When, on the other hand, the provincial governments are invested
with the power of regulating those same affairs of mixed
interest, an opposite tendency prevails in society. The
preponderating force resides in the province, not in the nation;
and it may be apprehended that the national government may in the
end be stripped of the privileges which are necessary to its
existence.

Independent nations have therefore a natural tendency to
centralization, and confederations to dismemberment.

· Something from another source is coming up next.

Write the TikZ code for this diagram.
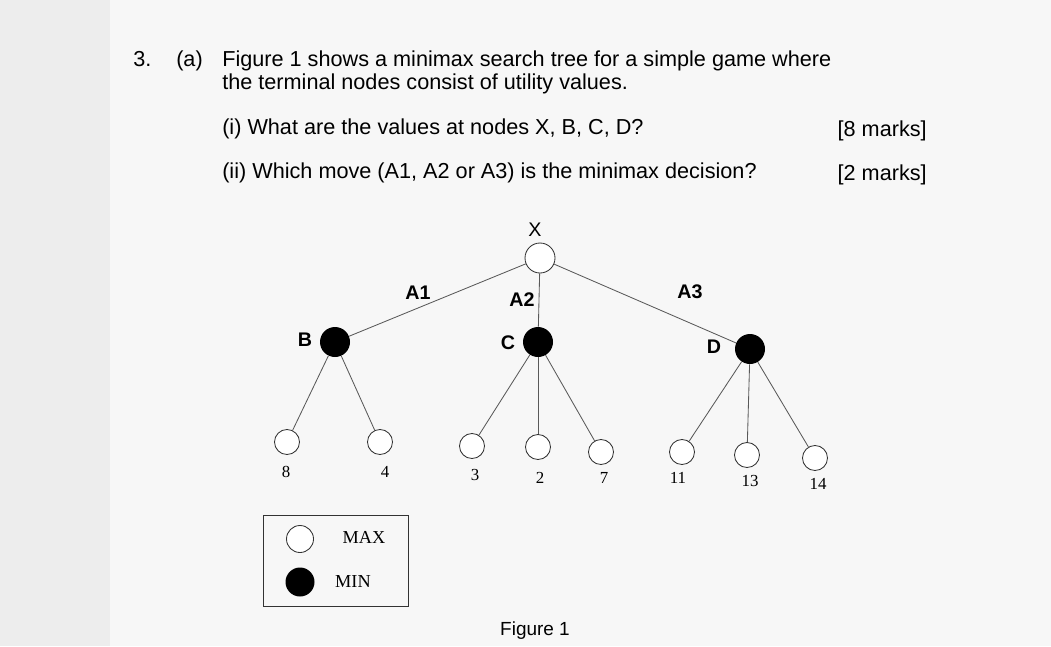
\documentclass[tikz,border=0pt]{standalone}
\usepackage{fontspec}
\setmainfont{Liberation Sans}
\newfontfamily\serifnum{Liberation Serif}
\begin{document}
\begin{tikzpicture}[x=0.025cm,y=-0.025cm,
  mx/.style={circle,draw=black!80,fill=white,minimum size=30*0.025cm,inner sep=0pt,line width=0.6pt},
  mn/.style={circle,fill=black,minimum size=30*0.025cm,inner sep=0pt},
  lf/.style={circle,draw=black!80,fill=white,minimum size=25*0.025cm,inner sep=0pt,line width=0.6pt},
  edge/.style={draw=black!65,line width=0.6pt},
  txt/.style={font=\fontsize{15.4}{18}\selectfont,anchor=base west,inner sep=0pt},
  num/.style={font=\serifnum\fontsize{12}{14}\selectfont},
  lab/.style={font=\bfseries\fontsize{14}{16}\selectfont}]
\fill[black!7] (0,0) rectangle (1051,646);
\fill[black!3] (110,0) rectangle (1051,646);
\node[txt] (q) at (133,66) {3.};
\node[txt] (a) at (176,66) {(a)};
\node[txt] (l1) at (222,66) {Figure 1 shows a minimax search tree for a simple game where};
\node[txt] (l2) at (222,89) {the terminal nodes consist of utility values.};
\node[txt] (i) at (222,134) {(i) What are the values at nodes X, B, C, D?};
\node[txt] (ii) at (222,178) {(ii) Which move (A1, A2 or A3) is the minimax decision?};
\node[txt,anchor=base east] (m8) at (927,136) {[8 marks]};
\node[txt,anchor=base east] (m2) at (927,180) {[2 marks]};

\node[mx] (X) at (540,258) {};
\node[font=\fontsize{14}{16}\selectfont] (XL) at (535,230) {X};
\node[mn] (B) at (335,342) {};
\node[mn] (C) at (538,342) {};
\node[mn] (D) at (750,349) {};
\node[lab] (BL) at (305,340) {B};
\node[lab] (CL) at (508,343) {C};
\node[lab] (DL) at (714,347) {D};
\node[lab] (A1) at (418,293) {A1};
\node[lab] (A2) at (522,300) {A2};
\node[lab] (A3) at (690,292) {A3};

\node[lf] (l8) at (287,442) {};
\node[lf] (l4) at (380,442) {};
\node[lf] (l3) at (472,446) {};
\node[lf] (l2n) at (538,447) {};
\node[lf] (l7) at (601,452) {};
\node[lf] (l11) at (682,452) {};
\node[lf] (l13) at (747,455) {};
\node[lf] (l14) at (815,458) {};

\foreach \p/\c in {X/B,X/C,X/D,B/l8,B/l4,C/l3,C/l2n,C/l7,D/l11,D/l13,D/l14}
  \draw[edge] (\p) -- (\c);

\node[num] (n8) at (286,472) {8};
\node[num] (n4) at (385,472) {4};
\node[num] (n3) at (475,475) {3};
\node[num] (n2) at (540,478) {2};
\node[num] (n7) at (604,478) {7};
\node[num] (n11) at (678,478) {11};
\node[num] (n13) at (750,481) {13};
\node[num] (n14) at (818,484) {14};

\draw[black!80,line width=0.7pt] (263,515) rectangle (408,606);
\node[lf,minimum size=27*0.025cm] (kmax) at (300,539) {};
\node[mn,minimum size=29*0.025cm] (kmin) at (300,582) {};
\node[num,font=\serifnum\fontsize{13}{15}\selectfont] (tmax) at (364,537) {MAX};
\node[num,font=\serifnum\fontsize{13}{15}\selectfont] (tmin) at (353,582) {MIN};
\node[font=\fontsize{13.5}{15}\selectfont] (fig) at (535,631) {Figure 1};
\end{tikzpicture}
\end{document}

It now only remains for us to apply these general principles to
the American Union. The several states were necessarily
possessed of the right of regulating all exclusively provincial
affairs. Moreover these same states retained the right of
determining the civil and political competency of the citizens,
of regulating the reciprocal relations of the members of the
community, and of dispensing justice; rights which are of a
general nature, but which do not necessarily appertain to the
national government. We have shown that the government of the
Union is invested with the power of acting in the name of the
whole nation, in those cases in which the nation has to appear as
a single and undivided power; as, for instance, in foreign
relations, and in offering a common resistance to a common enemy;
in short, in conducting those affairs which I have styled
exclusively national.

In this division of the rights of sovereignty, the share of the
Union seems at first sight to be more considerable than that of
the states; but a more attentive investigation shows it to be
less so. The undertakings of the government of the Union are
more vast, but their influence is more rarely felt. Those of the
provincial government are comparatively small, but they are
incessant, and they serve to keep alive the authority which they
represent. The government of the Union watches the general
interests of the country; but the general interests of a people
have a very questionable influence upon individual happiness;
while provincial interests produce a most immediate effect upon
the welfare of the inhabitants. The Union secures the
independence and the greatness of the nation, which do not
immediately affect private citizens; but the several states
maintain the liberty, regulate the rights, protect the fortune,
and secure the life and the whole future prosperity of every
citizen.

The federal government is very far removed from its subjects,
while the provincial governments are within the reach of them
all, and are ready to attend to the smallest appeal. The central
government has upon its side the passions of a few superior men
who aspire to conduct it; but upon the side of the provincial
governments are the interests of all those second-rate
individuals who can only hope to obtain power within their own
state, and who nevertheless exercise the largest share of
authority over the people because they are placed nearest to its
level.

The Americans have therefore much more to hope and to fear from
the states than from the Union; and, in conformity with the
natural tendency of the human mind, they are more likely to
attach themselves to the former than to the latter. In this
respect their habits and feelings harmonize with their interests.